Kinostart: 18.09.2014
Weitab von aktivistischem Agitprop erzählt Mahdi Fleifel ganz intim und überragend die eigene Geschichte, die seiner Freunde und seines Volkes mit über Jahrzehnte gesammelten Privatmaterial und Aufnahmen aus wiederholten Besuchen in dem Lager. Ein reflektiertes Home Video, das bewegend, nachdenklich und sensibel hinter Stereotypen und Ideologisierungen blickt: Ein bedrückendes Porträt des Lebens in schäbigen, engen Gassen.
Fleifel hat sein komplexes Projekt komplett selbst gestemmt und führt als Erzähler durch seine Vergangenheit, enthüllt nach und nach jene der anderen und nebenbei die politische Historie – nicht nur mit Zwischentönen und ungewohnter Perspektive, sondern so subtil eindringlich und amüsiert melancholisch, dass es einen innerlich zerreißt. Er gewann hochverdient den Friedenspreis der Berlinale 2013 und noch viele weitere.
„Wir haben uns selbst ruiniert“ sagt Abu Eyad, bevor er der Fatah, die die unverputzte Betonwüste regiert, den Rücken kehrt. Korruption und Gewalt sind eine Sache, die andere, dass die Menschen weder nach Palästina zurück dürfen noch im Libanon patriiert werden. Sie sind wie Aussätzige ghettoisiert und seit der Nakba – der großen Vertreibung – rechtlos, arbeitslos, unerwünscht. Abu Eyad ist im Libanon geboren und doch heimatlos.
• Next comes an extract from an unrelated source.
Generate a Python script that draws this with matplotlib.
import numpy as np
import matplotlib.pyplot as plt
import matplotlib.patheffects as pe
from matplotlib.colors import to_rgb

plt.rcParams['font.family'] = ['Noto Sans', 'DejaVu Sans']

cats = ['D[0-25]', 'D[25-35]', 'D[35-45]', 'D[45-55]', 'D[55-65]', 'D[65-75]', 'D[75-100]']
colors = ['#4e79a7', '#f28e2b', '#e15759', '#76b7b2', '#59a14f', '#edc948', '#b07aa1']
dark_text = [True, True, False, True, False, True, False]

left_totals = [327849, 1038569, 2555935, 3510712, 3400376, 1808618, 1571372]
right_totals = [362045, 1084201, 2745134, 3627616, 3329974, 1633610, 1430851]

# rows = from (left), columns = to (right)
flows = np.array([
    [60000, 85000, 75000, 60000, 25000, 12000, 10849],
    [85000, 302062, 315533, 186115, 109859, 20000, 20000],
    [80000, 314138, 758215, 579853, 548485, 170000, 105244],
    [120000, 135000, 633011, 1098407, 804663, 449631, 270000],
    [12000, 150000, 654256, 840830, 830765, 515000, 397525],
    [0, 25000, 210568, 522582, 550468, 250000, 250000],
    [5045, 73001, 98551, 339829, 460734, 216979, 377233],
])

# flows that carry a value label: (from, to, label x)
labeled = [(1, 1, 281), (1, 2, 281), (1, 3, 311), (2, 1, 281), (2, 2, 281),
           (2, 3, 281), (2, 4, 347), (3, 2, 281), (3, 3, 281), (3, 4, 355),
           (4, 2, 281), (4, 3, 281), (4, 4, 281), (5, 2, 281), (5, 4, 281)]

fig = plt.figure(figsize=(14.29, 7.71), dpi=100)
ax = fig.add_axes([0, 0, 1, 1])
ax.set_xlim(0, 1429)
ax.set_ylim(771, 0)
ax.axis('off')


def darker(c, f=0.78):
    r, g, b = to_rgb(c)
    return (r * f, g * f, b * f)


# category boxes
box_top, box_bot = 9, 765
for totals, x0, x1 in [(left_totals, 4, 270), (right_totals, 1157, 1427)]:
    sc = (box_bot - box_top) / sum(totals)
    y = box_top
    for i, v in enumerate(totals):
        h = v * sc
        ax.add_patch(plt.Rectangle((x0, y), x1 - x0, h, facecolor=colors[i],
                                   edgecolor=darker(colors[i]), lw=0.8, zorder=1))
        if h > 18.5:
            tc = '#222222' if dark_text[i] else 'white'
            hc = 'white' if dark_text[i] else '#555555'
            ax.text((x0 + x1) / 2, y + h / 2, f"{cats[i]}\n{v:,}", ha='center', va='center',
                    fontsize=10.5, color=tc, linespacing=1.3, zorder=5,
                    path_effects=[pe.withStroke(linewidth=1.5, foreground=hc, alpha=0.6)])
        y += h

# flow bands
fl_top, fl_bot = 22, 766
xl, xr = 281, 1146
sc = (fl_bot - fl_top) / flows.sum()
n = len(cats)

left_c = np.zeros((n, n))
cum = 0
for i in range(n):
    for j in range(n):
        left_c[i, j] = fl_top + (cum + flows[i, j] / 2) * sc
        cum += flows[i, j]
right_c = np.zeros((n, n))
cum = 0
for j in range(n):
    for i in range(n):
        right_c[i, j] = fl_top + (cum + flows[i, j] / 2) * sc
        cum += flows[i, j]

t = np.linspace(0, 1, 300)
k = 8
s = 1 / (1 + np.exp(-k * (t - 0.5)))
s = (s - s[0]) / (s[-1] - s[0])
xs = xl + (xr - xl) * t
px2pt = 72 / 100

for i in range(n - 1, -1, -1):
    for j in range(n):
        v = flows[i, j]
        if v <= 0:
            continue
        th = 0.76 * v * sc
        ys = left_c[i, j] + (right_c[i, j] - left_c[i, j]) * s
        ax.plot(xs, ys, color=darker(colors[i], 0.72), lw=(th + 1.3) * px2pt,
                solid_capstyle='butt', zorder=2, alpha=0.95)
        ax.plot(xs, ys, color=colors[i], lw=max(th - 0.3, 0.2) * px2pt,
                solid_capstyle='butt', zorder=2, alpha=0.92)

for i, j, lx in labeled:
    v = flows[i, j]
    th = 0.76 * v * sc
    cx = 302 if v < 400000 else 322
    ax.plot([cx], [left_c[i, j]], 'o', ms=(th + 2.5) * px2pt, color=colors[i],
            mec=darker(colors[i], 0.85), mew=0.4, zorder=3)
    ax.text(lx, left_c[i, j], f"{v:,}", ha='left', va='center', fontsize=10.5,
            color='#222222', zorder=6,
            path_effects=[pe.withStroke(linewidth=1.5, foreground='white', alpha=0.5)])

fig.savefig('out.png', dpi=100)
Sie sind Flüchtlinge ohne Land und werden wie Dreck behandelt, schimpft er desillusioniert und ist frustriert über Leute, die sich darin eingerichtet haben, die Realität zu verdrängen. Der Mann, der als Jugendlicher von der Fatah mit Elektroschocks gefoltert wurde, tobt über deren Ignoranz, noch heute Arafat als Verräter für dessen Friedensschluss zu betrachten. Ein Zeugnis trostlosen Stillstands. Nichts ändert sich. Auch nicht im Denken.
Als einer der wenigen sieht er diese Wahrheit und will fort. Seine exemplarische Leidensgeschichte schmerzt unendlich. Neben Mahdis Großvater und dessen zänkischem Mitbewohner Said – einst ein Idol, inzwischen in der Rolle des Dorfidioten und traurigen Clowns verloren – reflektiert der Regisseur über seine eigene Rolle: Er fühlt sich als entfremdeter Außenseiter, als freier Gast bei Gefangenen, die langsam durchdrehen.
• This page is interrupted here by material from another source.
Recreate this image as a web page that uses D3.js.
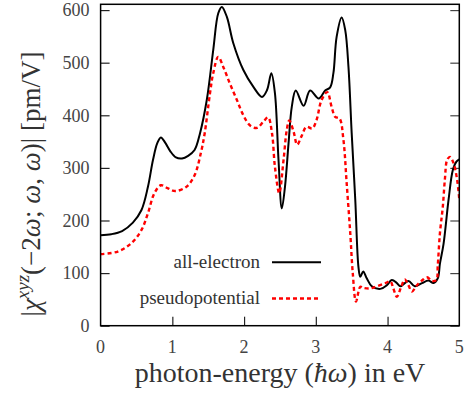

Das Disneyland seiner Kindheit ist einfach nur ein hässliches Schlammloch, wo selbst Götzen sterben und noch über Hochzeitsfeiern Wehmut und Adieu liegen. Er denkt nicht nur darüber nach, wie sein Leben wohl aussähe, wenn er das Camp nie verlassen hätte (nach Dubai, Dänemark und London). Als er mit einer Schulreise Israel besucht, bestürzt ihn auch die Verwirrung, sich als Fremder in einem fremden Land zu fühlen.
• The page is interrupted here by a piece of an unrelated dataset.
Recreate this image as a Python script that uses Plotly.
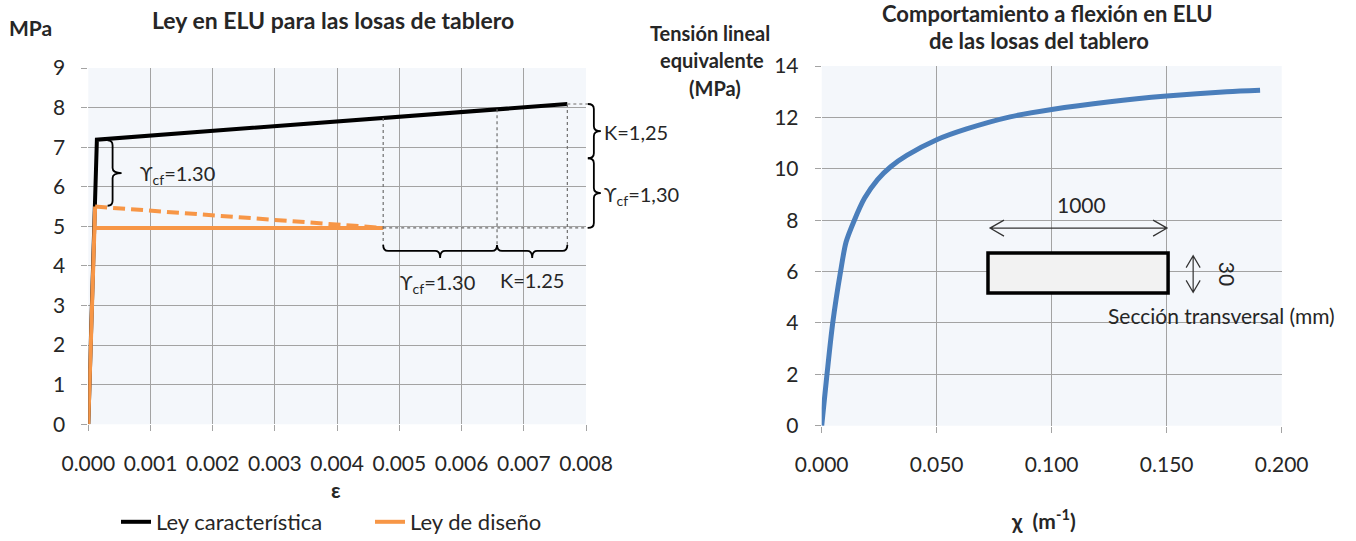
import numpy as np
import plotly.graph_objects as go

# ---------------- data ----------------
# Left chart: Ley en ELU (strain eps vs stress MPa)
eps_car = [0.0, 0.000138, 0.0077]
sig_car = [0.0, 7.19, 8.09]

eps_dis = [0.0, 0.00011, None, 0.00008, 0.00474]
sig_dis = [0.0, 5.5, None, 4.96, 4.96]

eps_dis_dash = [0.00011, 0.00474]
sig_dis_dash = [5.5, 4.96]

# reference values used by the dimension annotations
eps_marks = [0.00474, 0.00657, 0.0077]   # vertical dotted guides
sig_marks = [8.09, 6.72, 4.96]          # right brace limits
sig_left_brace = [7.17, 5.52]

left_xticks = [0.000, 0.001, 0.002, 0.003, 0.004, 0.005, 0.006, 0.007, 0.008]
left_yticks = list(range(0, 10))

# Right chart: moment-curvature (chi vs equivalent linear stress)
chi = [0.0, 0.0023, 0.0048, 0.0082, 0.0106, 0.0142, 0.0186, 0.0243, 0.0300,
       0.0370, 0.0500, 0.0630, 0.0819, 0.1000, 0.1253, 0.1500, 0.1761, 0.1906]
sig_eq = [0.0, 2.0, 4.0, 6.0, 7.15, 8.0, 8.85, 9.58, 10.08,
          10.52, 11.13, 11.55, 12.02, 12.31, 12.61, 12.83, 13.0, 13.06]

right_xticks = [0.0, 0.05, 0.10, 0.15, 0.20]
right_yticks = list(range(0, 15, 2))

# cross-section sketch (chi / stress units of the right axes)
sec_x = [0.0723, 0.1506]
sec_y = [5.16, 6.72]

# ---------------- layout geometry ----------------
W, H = 1356, 541
L_X = (88.3, 586.0)     # pixel x of left axis range ends
L_Y = (424.3, 68.0)     # pixel y of y=0 and y=9
R_X = (821.7, 1281.7)
R_Y = (425.7, 66.0)
LXR, LYR = (0.0, 0.008), (0.0, 9.0)
RXR, RYR = (0.0, 0.2), (0.0, 14.0)

def dom_x(p): return [p[0] / W, p[1] / W]
def dom_y(p): return [1 - p[0] / H, 1 - p[1] / H]

def lpx(x): return L_X[0] + (x - LXR[0]) / (LXR[1] - LXR[0]) * (L_X[1] - L_X[0])
def lpy(y): return L_Y[0] + (y - LYR[0]) / (LYR[1] - LYR[0]) * (L_Y[1] - L_Y[0])
def rpx(x): return R_X[0] + (x - RXR[0]) / (RXR[1] - RXR[0]) * (R_X[1] - R_X[0])
def rpy(y): return R_Y[0] + (y - RYR[0]) / (RYR[1] - RYR[0]) * (R_Y[1] - R_Y[0])
def P(px, py): return f"{px / W:.5f},{1 - py / H:.5f}"

FONT = "Lato"
TXT = "#262626"
GRID = "#a3a3a3"

fig = go.Figure()

fig.add_trace(go.Scatter(x=eps_car, y=sig_car, mode="lines", name="Ley característica",
                         line=dict(color="black", width=4), xaxis="x", yaxis="y"))
fig.add_trace(go.Scatter(x=eps_dis, y=sig_dis, mode="lines", name="Ley de diseño",
                         line=dict(color="#f79646", width=4), xaxis="x", yaxis="y",
                         connectgaps=False))
fig.add_trace(go.Scatter(x=eps_dis_dash, y=sig_dis_dash, mode="lines", showlegend=False,
                         line=dict(color="#f79646", width=4, dash="12px,6px"),
                         xaxis="x", yaxis="y"))
fig.add_trace(go.Scatter(x=chi, y=sig_eq, mode="lines", showlegend=False,
                         line=dict(color="#4a7ebb", width=5, shape="spline", smoothing=0.8),
                         xaxis="x2", yaxis="y2"))

shapes = []
annotations = []

def ann(text, px, py, size=18, bold=False, xanchor="center", yanchor="middle", angle=0):
    t = f"<b>{text}</b>" if bold else text
    annotations.append(dict(text=t, x=px / W, y=1 - py / H, xref="paper", yref="paper",
                            showarrow=False, xanchor=xanchor, yanchor=yanchor,
                            textangle=angle, font=dict(family=FONT, size=size, color=TXT)))

def path(d, color="black", width=1.6, dash=None):
    s = dict(type="path", path=d, xref="paper", yref="paper",
             line=dict(color=color, width=width))
    if dash:
        s["line"]["dash"] = dash
    shapes.append(s)

def brace_v(xh, y0, y1, w=6, t=7, r=5):
    # vertical brace with tip pointing right; xh hook x, y0 top, y1 bottom (pixels)
    xm, xt, ym = xh + w, xh + w + t, (y0 + y1) / 2
    d = (f"M{P(xh, y0)} Q{P(xm, y0)} {P(xm, y0 + r)} L{P(xm, ym - r)} "
         f"Q{P(xm, ym)} {P(xt, ym)} Q{P(xm, ym)} {P(xm, ym + r)} "
         f"L{P(xm, y1 - r)} Q{P(xm, y1)} {P(xh, y1)}")
    path(d, width=1.8)

def brace_h(x0, x1, yh, h=6, t=7, r=5):
    # horizontal brace with tip pointing down; yh hook y (pixels)
    ym, yt, xm = yh + h, yh + h + t, (x0 + x1) / 2
    d = (f"M{P(x0, yh)} Q{P(x0, ym)} {P(x0 + r, ym)} L{P(xm - r, ym)} "
         f"Q{P(xm, ym)} {P(xm, yt)} Q{P(xm, ym)} {P(xm + r, ym)} "
         f"L{P(x1 - r, ym)} Q{P(x1, ym)} {P(x1, yh)}")
    path(d, width=1.8)

# --- left chart dimension annotations ---
def black_at(x):
    return float(np.interp(x, eps_car, sig_car))

y_brace_top = lpy(4.53)
for e in eps_marks:
    path(f"M{P(lpx(e), lpy(black_at(e)))} L{P(lpx(e), y_brace_top)}",
         color="#6e6e6e", width=1.2, dash="dot")
x_brace_r = lpx(0.00803)
path(f"M{P(lpx(eps_marks[0]), lpy(sig_marks[2]))} L{P(x_brace_r, lpy(sig_marks[2]))}",
     color="#6e6e6e", width=1.2, dash="dot")
path(f"M{P(lpx(eps_marks[2]), lpy(sig_marks[0]))} L{P(x_brace_r, lpy(sig_marks[0]))}",
     color="#9a9a9a", width=1.5, dash="dot")

brace_h(lpx(eps_marks[0]), lpx(eps_marks[1]), y_brace_top)
brace_h(lpx(eps_marks[1]), lpx(eps_marks[2]), y_brace_top)
brace_v(x_brace_r, lpy(sig_marks[0]), lpy(sig_marks[1]))
brace_v(x_brace_r, lpy(sig_marks[1]), lpy(sig_marks[2]))
brace_v(lpx(0.00031), lpy(sig_left_brace[0]), lpy(sig_left_brace[1]), w=5, t=9)

ann("ϒ<sub>cf</sub>=1.30", lpx(0.00080), lpy(6.30), size=20, xanchor="left")
ann("ϒ<sub>cf</sub>=1.30", (lpx(eps_marks[0]) + lpx(eps_marks[1])) / 2 - 3, lpy(3.55), size=20)
ann("K=1.25", (lpx(eps_marks[1]) + lpx(eps_marks[2])) / 2, lpy(3.64), size=20)
ann("K=1,25", x_brace_r + 14, lpy(7.38), size=20, xanchor="left")
ann("ϒ<sub>cf</sub>=1,30", x_brace_r + 14, lpy(5.78), size=20, xanchor="left")

# --- right chart cross-section sketch ---
shapes.append(dict(type="rect", xref="x2", yref="y2", x0=sec_x[0], x1=sec_x[1],
                   y0=sec_y[0], y1=sec_y[1], fillcolor="#f2f2f2",
                   line=dict(color="black", width=3.5)))
ax0, ax1, ay = rpx(sec_x[0]) + 2, rpx(sec_x[1]) - 1, rpy(7.69)
path(f"M{P(ax0, ay)} L{P(ax1, ay)} "
     f"M{P(ax0 + 14, ay - 8)} L{P(ax0, ay)} L{P(ax0 + 14, ay + 8)} "
     f"M{P(ax1 - 14, ay - 8)} L{P(ax1, ay)} L{P(ax1 - 14, ay + 8)}", color="#333", width=1.2)
vx, vy0, vy1 = rpx(0.1615), rpy(6.62), rpy(5.19)
path(f"M{P(vx, vy0)} L{P(vx, vy1)} "
     f"M{P(vx - 7, vy0 + 12)} L{P(vx, vy0)} L{P(vx + 7, vy0 + 12)} "
     f"M{P(vx - 7, vy1 - 12)} L{P(vx, vy1)} L{P(vx + 7, vy1 - 12)}", color="#333", width=1.2)
ann("1000", (ax0 + ax1) / 2 + 3, rpy(8.6), size=21)
ann("30", rpx(0.1763), (vy0 + vy1) / 2, size=21, angle=90)
ann("Sección transversal (mm)", rpx(0.1238), rpy(4.27), size=21, xanchor="left")

# --- titles and axis titles ---
ann("Ley en ELU para las losas de tablero", 333, 20, size=23, bold=True)
ann("MPa", 30, 28, size=21, bold=True)
ann("Comportamiento a flexión en ELU", 1047, 13.5, size=22, bold=True)
ann("de las losas del tablero", 1039, 41, size=22, bold=True)
ann("Tensión lineal", 710, 33, size=20, bold=True)
ann("equivalente", 712, 60, size=20, bold=True)
ann("(MPa)", 715, 88, size=20, bold=True)
ann("ε", 336, 489, size=21, bold=True)
ann("χ  (m<sup>-1</sup>)", 1043, 519, size=21, bold=True)

axis_common = dict(showgrid=True, gridcolor=GRID, gridwidth=1, zeroline=False,
                   showline=False, ticks="outside", tickcolor=GRID, ticklen=6,
                   tickfont=dict(family=FONT, size=21, color=TXT))

fig.update_layout(
    width=W, height=H,
    margin=dict(l=0, r=0, t=0, b=0, autoexpand=False),
    paper_bgcolor="white",
    plot_bgcolor="#f4f7fb",
    showlegend=True,
    legend=dict(orientation="h", x=116 / W, y=1 - 522 / H, xanchor="left", yanchor="middle",
                font=dict(family=FONT, size=22, color=TXT), entrywidth=209,
                entrywidthmode="pixels", bgcolor="rgba(0,0,0,0)"),
    xaxis=dict(domain=dom_x(L_X), range=list(LXR), tickvals=left_xticks,
               tickformat=".3f", anchor="y", ticklabelstandoff=14, **axis_common),
    yaxis=dict(domain=dom_y(L_Y), range=list(LYR), tickvals=left_yticks,
               anchor="x", ticklabelstandoff=12, **axis_common),
    xaxis2=dict(domain=dom_x(R_X), range=list(RXR), tickvals=right_xticks,
                tickformat=".3f", anchor="y2", ticklabelstandoff=14, **axis_common),
    yaxis2=dict(domain=dom_y(R_Y), range=list(RYR), tickvals=right_yticks,
                anchor="x2", ticklabelstandoff=12, **axis_common),
    shapes=shapes,
    annotations=annotations,
)

fig.write_html("out.html")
Im Holocaust-Museum denkt er an die israelische Broken-Bones-Policy und erkennt, dass er – analog zu Abu Eyad – Wünsche hegt, die nie wahr werden und seine Was-wäre-wenn-Träume von der Rückkehr in die Heimat nur Wunden sind, die nie verheilen. So reist er ab, nimmt Abschied von Kindheit und Erinnerungen, Abschied von Palästina, so meisterhaft inszeniert und voller Wehmut, dass diese Doku einfach erschüttert.